Program partners have cut energy waste by 94 teraBTUs since 2011. That translates into about $840 million in energy bill savings, aw well as avoiding more than 6 million tons of carbon emissions – the equivalent of that produced by 1 million cars.
In May DOE also announced the Better Buildings Challenge was expanding. Water savings goals are now included. In addition, Senior Advisor to the President Brian Deese called on program partners to recruit at least one new member to the program, the overall goal of which is to reduce energy use in buildings by at least 20 percent in the next ten years.
“As the Better Buildings Initiative enters its fourth year, leaders continue to showcase how saving energy saves money, creates jobs, and most importantly accelerates the nation’s competitiveness in the clean energy economy while preserving our environment for generations to come,” commented Energy Secretary Ernest Moniz.
More than 250 organizations are Better Buildings Challenge partners. Collectively, their buildings portfolios span 3.5 billion square feet.
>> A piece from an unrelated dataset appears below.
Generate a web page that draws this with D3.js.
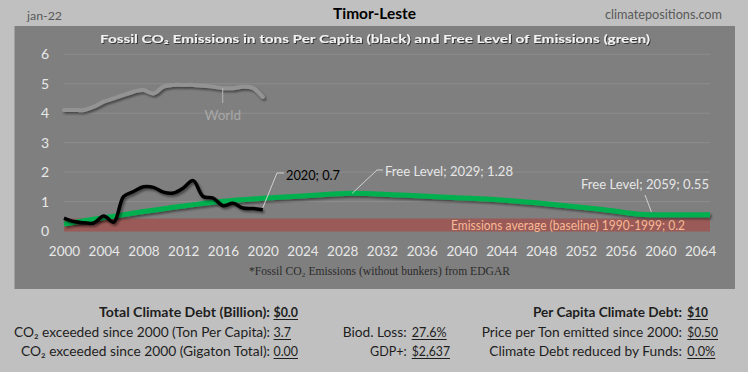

That includes 650 manufacturing plants in 50 cities and states, as well as $5.5 billion in investments.
A group of Better Buildings Challenge partners have already achieved the program’s energy savings and efficiency targets. These include: 3M; the City of Beaverton, Oregon; Camas School District; HARBEC; Lend Lease; the state of Maryland; Sprint; Volvo; and the City of West Palm Beach, Florida. Among financial supporters, Enterprise and Hannon Armstrong have likewise already met their program goals, DOE highlighted.